The self-willed reporter photocopied his “masterpiece” several times and left the copies in the press release basket.

The patronizing new reporter soon arrived and asked in a loud voice, “May balita na ba?” Another person in the office answered the question “Ayan, o” and pointed at the press release basket with his mouth.

Upon reading the “press release,” the snooty reporter bolted out the door to return to the office.

The next day, the “story” merited good treatment on page one in Snooty’s newspaper.

Snooty was never seen in the camps since.

That is an example of fake news that is so prevalent nowadays.

If that reporter only covered the beat properly, the disaster would not have happened.

As it was, the AFP logistics chief at the time was Brig. Gen. Antonio Lukban (with a K) and Allen had been transferred to Greece the previous month.
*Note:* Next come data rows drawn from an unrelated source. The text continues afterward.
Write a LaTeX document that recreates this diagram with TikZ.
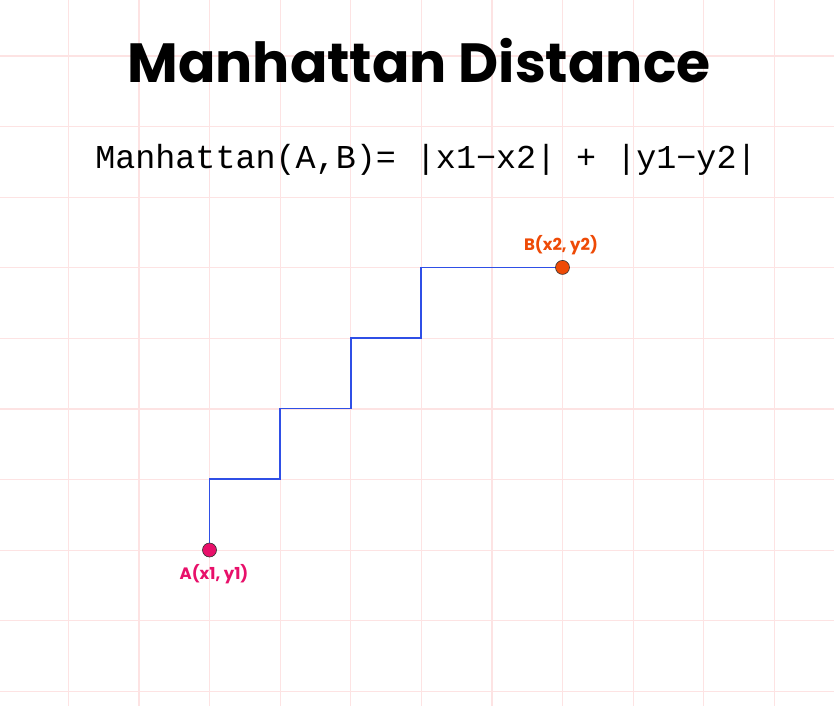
\documentclass[tikz,border=0pt]{standalone}
\usepackage{fontspec}
\newfontfamily\titlefont{Poppins}
\newfontfamily\eqfont{Liberation Mono}
\definecolor{gridpink}{HTML}{FDE3E3}
\definecolor{pathblue}{HTML}{2F4FE6}
\definecolor{pointA}{HTML}{E8106A}
\definecolor{pointB}{HTML}{EE4A06}
\tikzset{
  gridline/.style={draw=gridpink, line width=1.2pt},
  pt/.style={circle, draw=black!80, line width=0.6pt, minimum size=14pt, inner sep=0pt},
  ptlabel/.style={font=\titlefont\bfseries\fontsize{16.5}{19}\selectfont, inner sep=0pt},
  route/.style={draw=pathblue, line width=1.7pt}
}
\begin{document}
\begin{tikzpicture}[x=1pt,y=-1pt]
\useasboundingbox (0,0) rectangle (834,706);
\fill[white] (0,0) rectangle (834,706);
\foreach \i in {0,...,10} \draw[gridline] ({68.3+70.6*\i},0) -- ++(0,706);
\foreach \j in {0,...,9} \draw[gridline] (0,{56+70.6*\j}) -- ++(834,0);
\node[font=\titlefont\bfseries\fontsize{55.2}{60}\selectfont, inner sep=0pt] (title) at (419,61) {Manhattan Distance};
\node[font=\eqfont\fontsize{33.4}{36}\selectfont, inner sep=0pt] (eq) at (426,160) {Manhattan(A,B)= |x1−x2| + |y1−y2|};
\coordinate (pA) at (209.5,550);
\coordinate (c1) at (209.5,479.2);
\coordinate (c2) at (280.1,479.2);
\coordinate (c3) at (280.1,408.6);
\coordinate (c4) at (350.7,408.6);
\coordinate (c5) at (350.7,338);
\coordinate (c6) at (421.3,338);
\coordinate (c7) at (421.3,267.4);
\coordinate (pB) at (562.5,267.4);
\draw[route] (pA) -- (c1) -- (c2) -- (c3) -- (c4) -- (c5) -- (c6) -- (c7) -- (pB);
\node[pt, fill=pointA] (A) at (pA) {};
\node[pt, fill=pointB] (B) at (pB) {};
\node[ptlabel, text=pointA] (labA) at (214,574) {A(x1, y1)};
\node[ptlabel, text=pointB] (labB) at (561,245) {B(x2, y2)};
\end{tikzpicture}
\end{document}
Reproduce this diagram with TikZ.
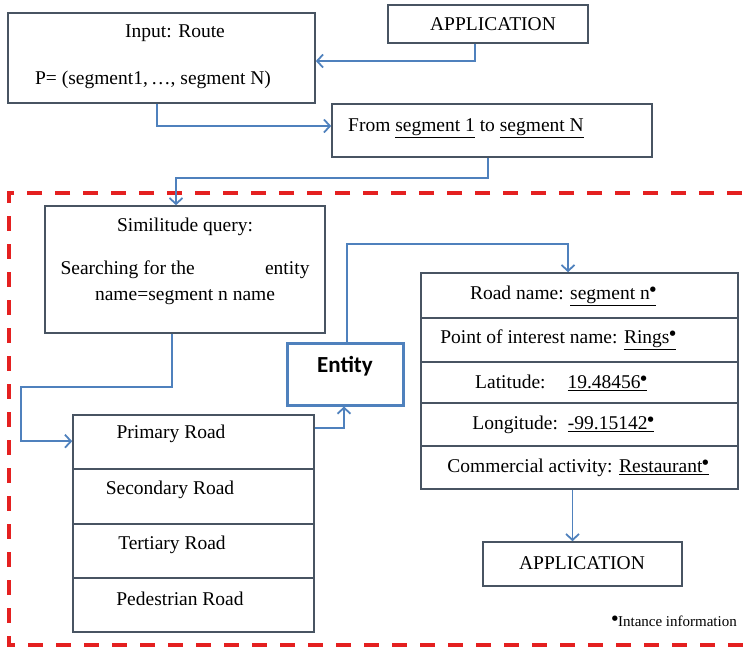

By the way, Jose Lucban was the National Bureau of Investigation director of then President Ferdinand E. Marcos.

(Editor’s Note: The editors of Snooty’s news organization were not entirely spotless. They failed to spot the wrong spelling in Lukban’s family name, for a starter. And stories like that would merit several editor’s questions to plug what were blatantly contentious issues. But they went to town with the unedited material.)

Out of idleness, St. John Bosco said “The idle mind is the devil’s workshop” or sometimes plain pique or even nastiness, some reporters had (or still have?) the habit of planting fake stories called “kuryente” on unwary peers.

(Editor’s Note: Proverbs 16: 27 says: Idle hands are the devil’s workshop; idle lips are his mouthpiece, literally, “A worthless man devises mischief; and in his lips there is a scorching fire.”

Why is it called ‘kuryente”? Let me quote part of a column of Dick (Federico) Pascual in the Philippine Star some years ago:

“This is the background of that term, as I knew it at the time.

“A police reporter of a major daily came too late to cover a big fire (don’t be caught calling that a “conflagration,” a million-dollar word) in a congested squatter section of Pasay.

“In such a situation, with a deadline to beat, a reporter who was caught “natutulog sa pansitan” (“sleeping in the panciteria,” another term) would ask his colleagues for hurried notes.

“Fellow reporters, especially those who owe you one, usually help with enough details to start with. But they keep the more juicy details for their own paper.

“Our tardy reporter was told that five persons (not “people”) died in the fire. He was given the names (comma) ages (comma) and addresses. He was casually told also that the five fatalities were electrocuted during the fire.

“ELECTROCUTED: The reporter failed to notice that all the facts seemed to have been too neatly packaged for him. But he was in a hurry and collecting such basic data is a procedure that one cannot skip.

“He had no more time to locate and interview victims and fire personnel sifting through the debris, so he relied on good old imagination for the rest of the story.

“After all, if you have seen one big fire, you have seen all of them (or so it seems when deadline is just minutes away).

“He fell back on the de cajon formula for a fire story saying ‘Five persons were killed yesterday by live wires that snapped during a fire that razed (never say “razed to the ground”) a squatter area in… et cetera.’

“The victims,” his masterpiece continued, ‘were identified by the police as … (he gave their names, ages, addresses).’ Oh yes, he added that they all died after being electrocuted during the fire.

“By this time, I think you know the rest of the story.”

That is the story of “kuryente” in newsmen’s lingo. “Fake news” is the new name for “kuryente.”

(The author was a reporter for 20 years before spending 24 more years as news editor of Today newspaper and later the BusinessMirror).